Records excerpted from a collection
______________________________
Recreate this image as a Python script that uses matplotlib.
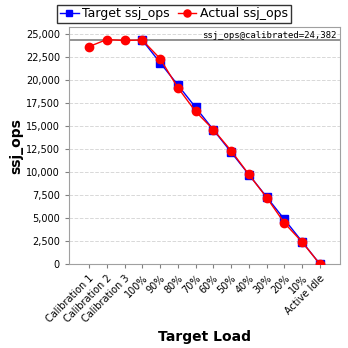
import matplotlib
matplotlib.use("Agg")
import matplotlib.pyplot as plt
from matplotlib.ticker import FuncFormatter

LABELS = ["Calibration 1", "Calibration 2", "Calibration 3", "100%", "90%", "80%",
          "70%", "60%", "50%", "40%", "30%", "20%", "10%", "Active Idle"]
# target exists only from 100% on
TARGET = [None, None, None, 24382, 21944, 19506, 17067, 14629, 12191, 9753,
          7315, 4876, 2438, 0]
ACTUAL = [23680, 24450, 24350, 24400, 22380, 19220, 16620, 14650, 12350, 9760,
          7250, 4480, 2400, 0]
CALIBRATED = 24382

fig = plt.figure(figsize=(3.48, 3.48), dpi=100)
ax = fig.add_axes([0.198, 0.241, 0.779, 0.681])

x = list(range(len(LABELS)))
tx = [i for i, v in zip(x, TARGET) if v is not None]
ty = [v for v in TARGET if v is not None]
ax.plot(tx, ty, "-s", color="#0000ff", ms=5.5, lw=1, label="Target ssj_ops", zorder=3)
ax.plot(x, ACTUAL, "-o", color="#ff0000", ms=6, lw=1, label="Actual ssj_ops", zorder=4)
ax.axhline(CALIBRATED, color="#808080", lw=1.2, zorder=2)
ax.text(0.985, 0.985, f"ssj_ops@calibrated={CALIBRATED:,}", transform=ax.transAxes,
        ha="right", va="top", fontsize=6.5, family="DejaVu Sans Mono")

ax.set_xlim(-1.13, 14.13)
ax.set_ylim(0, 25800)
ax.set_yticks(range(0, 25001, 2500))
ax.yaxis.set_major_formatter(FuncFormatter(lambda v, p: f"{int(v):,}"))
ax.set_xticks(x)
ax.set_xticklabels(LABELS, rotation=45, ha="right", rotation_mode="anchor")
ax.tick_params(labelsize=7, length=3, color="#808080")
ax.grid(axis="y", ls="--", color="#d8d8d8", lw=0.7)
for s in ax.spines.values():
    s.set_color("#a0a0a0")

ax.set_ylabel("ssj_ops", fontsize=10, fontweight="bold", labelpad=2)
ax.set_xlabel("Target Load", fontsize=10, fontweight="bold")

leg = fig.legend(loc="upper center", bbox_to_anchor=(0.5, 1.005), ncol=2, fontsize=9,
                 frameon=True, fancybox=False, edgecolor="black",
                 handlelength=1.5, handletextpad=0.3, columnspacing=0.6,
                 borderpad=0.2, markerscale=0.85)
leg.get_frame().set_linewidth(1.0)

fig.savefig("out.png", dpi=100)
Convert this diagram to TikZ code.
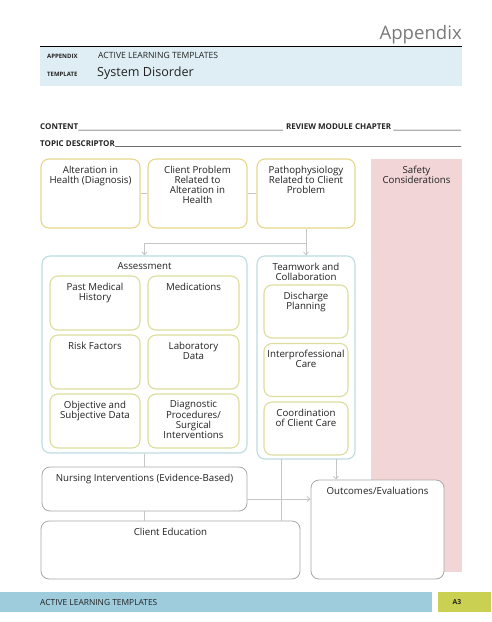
______________________________
Search the data for the string "this". List each line that has it.

Recreate this image as a Python script that uses matplotlib.
Convert this diagram to TikZ code.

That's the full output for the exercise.